Baldelli accepted a baseball scholarship offer from Wake Forest but later decided to bypass college and sign with the Devil Rays, who, enamored with his pure athleticism, snatched him with the sixth pick in the 2000 draft. Tampa Bay gave its prospect a $2.25 million signing bonus.
As Baldelli becomes more acquainted with major league pitching, the Devil Rays believe he'll develop into a 25- to 30-home-run hitter while continuing to hit for a high average. The team is also impressed with the improvement he has made on defense. At week's end he was tied for third in the league with five outfield assists. "The biggest thing for him was adjusting to the pace of the game," says first base coach Billy Hatcher.
For now his coaches stress the importance of good work habits. Until he reached the majors Baldelli never had a pregame routine. Now before each game he hits soft tosses for several minutes, followed by another 20 minutes of hitting off a tee. Then batting practice begins. "When I was growing up, I just went out and ran around, swung the bat as hard as I could," he says. "I was never taught to play the professional way."

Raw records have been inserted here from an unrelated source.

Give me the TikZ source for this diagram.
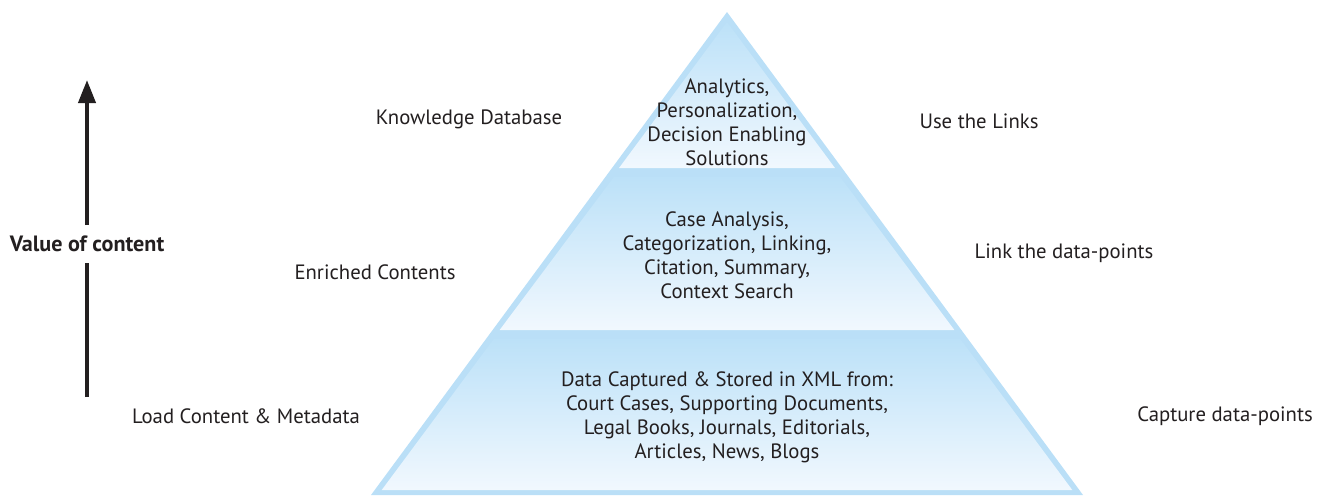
\documentclass[tikz,border=0pt]{standalone}
\usepackage{fontspec}
\setmainfont{PT Sans}
\usetikzlibrary{arrows.meta}
\definecolor{tierblue}{RGB}{186,223,247}
\definecolor{tiertop}{RGB}{188,225,248}
\definecolor{tierbot}{RGB}{241,248,254}
\definecolor{inkdark}{RGB}{35,31,32}
\begin{document}
\begin{tikzpicture}[x=0.02cm,y=-0.02cm,
  lbl/.style={font=\fontsize{11.8}{13.6}\selectfont, text=inkdark, align=center, inner sep=0pt},
  tiertext/.style={lbl},
  inset/.style={top color=tiertop, bottom color=tierbot, draw=none}]
\useasboundingbox (0,0) rectangle (1331,495);
% outer pyramid body
\fill[tierblue] (727,12) -- (1083,495) -- (371,495) -- cycle;
% inner shaded panels of the three tiers (inset from the outer edges)
% half width at image row y: 0.737*(y-12)
\shade[inset] (727,22) -- (727+0.737*156-7,168) -- (727-0.737*156+7,168) -- cycle;
\shade[inset] (727-0.737*163+7,177) -- (727+0.737*163-7,177) -- (727+0.737*318-7,330) -- (727-0.737*318+7,330) -- cycle;
\shade[inset] (727-0.737*326+7,339) -- (727+0.737*326-7,339) -- (727+0.737*478-7,490) -- (727-0.737*478+7,490) -- cycle;
% tier contents
\node[tiertext] (top) at (727,122) {Analytics,\\Personalization,\\Decision Enabling\\Solutions};
\node[tiertext] (mid) at (727,255) {Case Analysis,\\Categorization, Linking,\\Citation, Summary,\\Context Search};
\node[tiertext] (base) at (727,417) {Data Captured \& Stored in XML from:\\Court Cases, Supporting Documents,\\Legal Books, Journals, Editorials,\\Articles, News, Blogs};
% left labels
\node[lbl] (kdb) at (469,119) {Knowledge Database};
\node[lbl] (enr) at (375,272) {Enriched Contents};
\node[lbl] (load) at (246,416) {Load Content \& Metadata};
% right labels
\node[lbl] (use) at (979,121) {Use the Links};
\node[lbl] (link) at (1064,253) {Link the data-points};
\node[lbl] (cap) at (1225,416) {Capture data-points};
% value axis
\node[lbl, font=\fontsize{12.6}{14}\selectfont\bfseries, minimum height=0.74cm] (value) at (87,244) {Value of content};
\coordinate (axislow) at (87,397);
\coordinate (axishigh) at (87,80);
\draw[inkdark, line width=0.08cm] (axislow) -- (value.south);
\draw[inkdark, line width=0.08cm, -{Triangle[width=0.34cm,length=0.46cm]}] (value.north) -- (axishigh);
\end{tikzpicture}
\end{document}
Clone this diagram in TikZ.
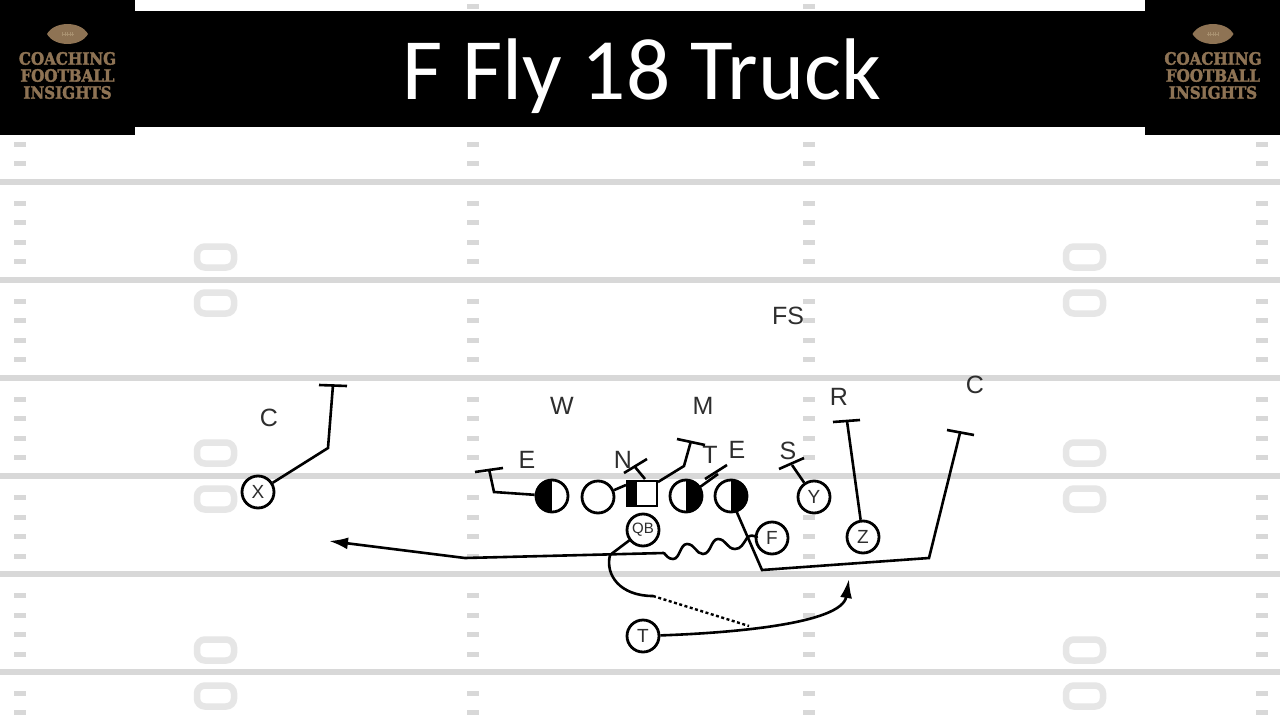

Baldelli is open to new experiences of all kinds. Three years ago he and a group of other players from an instructional league camp visited a tattoo parlor in St. Petersburg. While most of the guys had murals etched on their backsides and biceps, Baldelli opted for something more understated: a small Major League Baseball logo branded just above his left ankle.
Upon seeing the tattoo, Dan told his son, "You better get there, or you've got a problem. Maybe you should have waited." But even then Baldelli had the same thought that has carried him through his two months in the big leagues: Why wait?